Vehicles sometimes get towed because a database showed expired registration when it was actually current, or because a miscommunication between agencies triggered a tow order that never should have been issued. If you can get the responsible agency to acknowledge the mistake in writing, or produce a corrected registration record from Service Oklahoma, you have a solid foundation for requesting that the agency cover the resulting charges.
This is probably the most overlooked ground for relief. The OCC rate caps are maximums, not suggestions. If your invoice shows charges above those caps, charges for services not actually performed, or fees not listed in the official rate schedule, you have a regulatory complaint that the Corporation Commission is specifically empowered to adjudicate.2Oklahoma Corporation Commission. Nonconsensual Tow Rate Complaint Form Compare every line on your invoice against the OCC rate chart before paying.
The OCC is the regulatory body that oversees wrecker rates in Oklahoma, and it has authority to mediate and adjudicate complaints about nonconsensual tow charges. This is the closest thing the state has to a formal dispute process for impound fees, and it applies specifically to rate overcharges rather than to the legality of the tow itself.
To file, complete the Nonconsensual Tow Rate Complaint Form and submit it along with a copy of the wrecker company’s invoice. You can submit online, by email at [email protected], or by mail to the Oklahoma Corporation Commission Transportation Division at P.O. Box 171, Oklahoma City, OK 73101-9918.2Oklahoma Corporation Commission. Nonconsensual Tow Rate Complaint Form Hold onto your original invoice and any receipts; these are your proof if the complaint proceeds to mediation.
Keep in mind that the OCC process addresses whether the rates charged comply with the regulated maximums. If your dispute is about whether the tow should have happened at all, you will need to take that up with the law enforcement agency that ordered it or pursue it in court.
For wrongful tows, stolen vehicle recoveries, and agency errors, your first step is contacting the law enforcement agency that initiated the impound. This might be a city police department, the county sheriff, or the Oklahoma Highway Patrol. Ask to speak with the division responsible for impound matters, which is sometimes traffic services, property and evidence, or an administrative office.
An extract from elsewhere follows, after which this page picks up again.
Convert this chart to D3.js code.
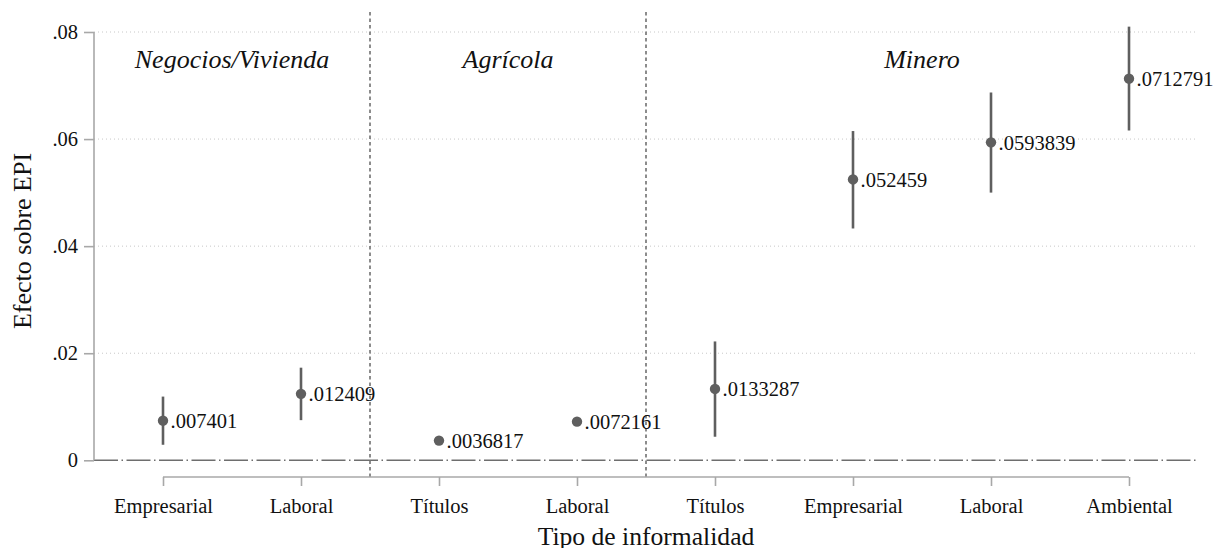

There is no statewide standardized form for this. Some municipalities have their own internal process, while others handle requests informally. When you make your request, bring proof of ownership, your ID, proof of insurance, and whatever evidence supports your specific claim. Be direct about what you are asking for and why. A police captain has discretion to contact the wrecker company on your behalf or authorize release without charges when the department’s own error caused the impound. That discretion is real, but it is not guaranteed, and it helps to be organized and persistent.
If the agency denies your request or refuses to engage, document that refusal. You may need it if you escalate to small claims court.
Whether or not you succeed in reducing your fees, Oklahoma law requires specific documentation before any impounded vehicle can be released. You need one form of proof of ownership, one valid photo ID, and one form of proof of insurance. Acceptable ownership documents include a title in your name, a properly signed title from the seller, a current Oklahoma or out-of-state registration, or an official Licensed Operator printout showing you as the registered owner.3Service Oklahoma. Impounded Vehicles
For identification, an Oklahoma driver’s license, state ID card, or any other state or federally issued photo ID works. For insurance, you need a verification form or policy document listing the vehicle’s VIN. If the vehicle is uninsured, you can present a valid affidavit of nonuse, but you will not be allowed to drive the car off the lot.4Justia Law. Oklahoma Code Title 47 Section 47-955 – Towing of Vehicle From Roadway Have these documents ready before you go, because showing up without them means another day of storage charges.
When administrative channels fail, small claims court is often the most practical legal option. The typical approach is to pay the fees to get your vehicle back (stopping the daily storage charges from compounding) and then sue the wrecker company or the municipality to recover what you paid. Oklahoma small claims court handles cases involving relatively modest dollar amounts, which is where most impound fee disputes land.
You will need to show that the tow was unlawful or that the fees exceeded what was legally permitted. The same evidence you would bring to an OCC complaint or agency request applies here: photographs, the police report, the wrecker invoice, the OCC rate chart, and any written correspondence with the agency. Filing fees for small claims cases are modest, and you do not need an attorney, though you are free to hire one.
If you are on active military duty, federal law provides a layer of protection that most people do not know about. Under the Servicemembers Civil Relief Act, a wrecker company or storage facility holding a lien on your vehicle cannot foreclose on or enforce that lien without first getting a court order. This protection lasts for the entire period of military service and 90 days after.5Office of the Law Revision Counsel. 50 USC 3958 – Enforcement of Storage Liens
The SCRA defines “lien” broadly enough to include storage liens, which is exactly what a wrecker company holds on an impounded vehicle. If a storage facility tries to auction your car while you are deployed or otherwise on active duty without obtaining a court order first, that is a federal violation. Courts can stay the proceedings, adjust the debt, or appoint an attorney to represent you. Knowingly violating this provision is a criminal misdemeanor carrying up to a year in jail.5Office of the Law Revision Counsel. 50 USC 3958 – Enforcement of Storage Liens
To use this protection, notify the storage facility in writing that you are an active-duty servicemember and include a copy of your orders. If a facility has already acted without a court order, contact your installation’s legal assistance office immediately.
Every day you wait costs money, but there is a harder deadline lurking behind the daily charges. Oklahoma law gives wrecker companies a possessory lien on impounded vehicles, meaning they have a legal claim against your car for the unpaid tow and storage charges. If you do not retrieve the vehicle and pay the fees, the wrecker company can eventually foreclose that lien and sell your car at auction.6Justia Law. Oklahoma Code Title 47 Section 47-962 – Possessory Lien – Foreclosure
Before a sale can happen, the company must follow specific notice and procedural requirements. But the reality is that once a vehicle is sold at a lien auction, getting it back or recovering its value becomes dramatically harder. If you are weighing whether to fight the charges, do not let that process play out while you decide. Retrieve the vehicle first and dispute the fees afterward, either through the OCC or small claims court. Losing $300 in fees you might recover later is better than losing a $5,000 car to an auction you did not see coming.